SINGAPORE — The New York Times Co. has apologized and agreed to pay Singapore's prime minister and his two predecessors some 160,000 Singapore dollars ($114,000) for a story that listed the city-state's leaders as an Asian political dynasty.
The Times, the editor of its global editions, and the article's writer Philip Bowring agreed to pay SG$60,000 to Prime Minister Lee Hsien Loong, SG$50,000 to his father Lee Kuan Yew and $50,000 to Goh Chok Tong, a lawyer for the Singaporean politicians said Thursday.
Lee Kuan Yew was prime minister from 1959 to 1990 and was replaced by Goh Chok Tong until 2004, when Lee Hsien Loong became prime minister. The leaders of the authoritarian city-state have sued journalists and political opponents several times over the years for alleged defamation. They have won lawsuits and damages against Bloomberg, the Economist and Dow Jones & Co.
Listing the Lees as an Asian political dynasty in a Feb. 15 article, "may have been understood by readers to infer that the younger Mr. Lee did not achieve his position through merit," the Times said in an apology published Wednesday. "We wish to state clearly that this inference was not intended."

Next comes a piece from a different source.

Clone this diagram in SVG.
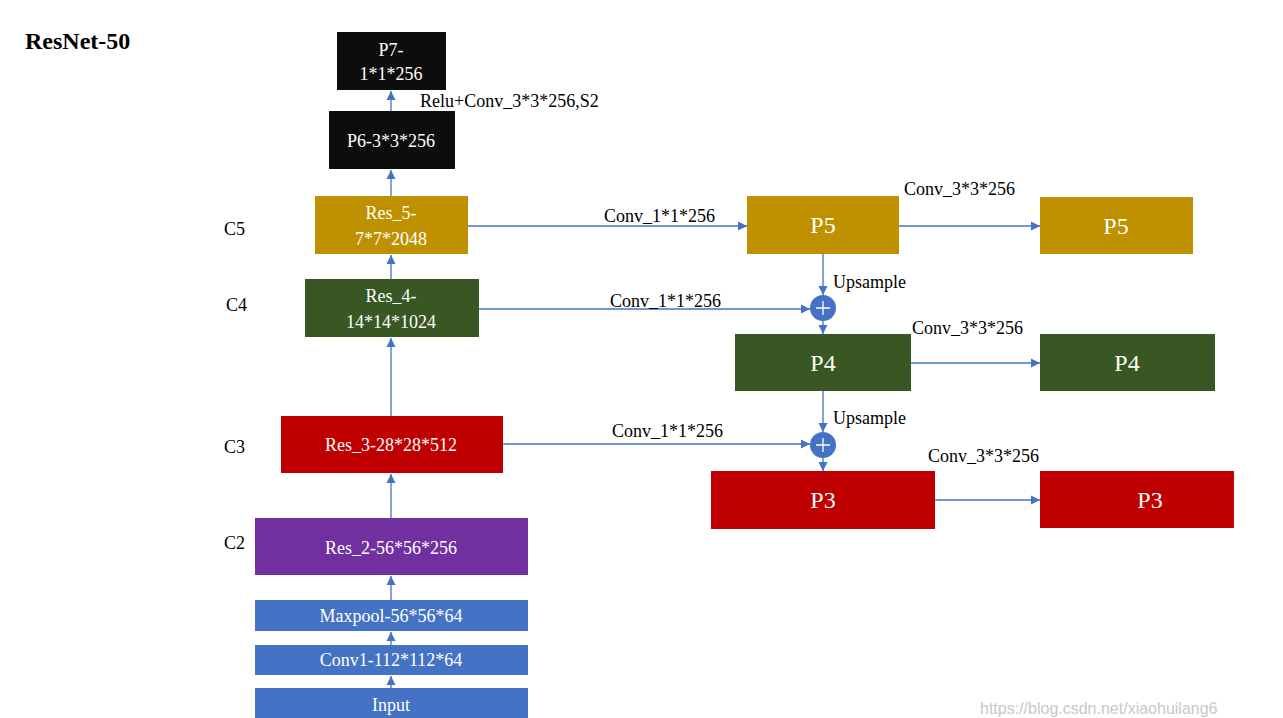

The Times said that as part of a settlement with the three leaders for a 1994 article, Bowring had agreed that he would not say or imply that Lee Hsien Loong had attained his position through nepotism practiced by his father Lee Kuan Yew.
Because the Times agreed to apologize and pay the damages and costs, no suit was filed in court, lawyer Davinder Singh said.
The article appeared in the International Herald Tribune, the international edition of the Times.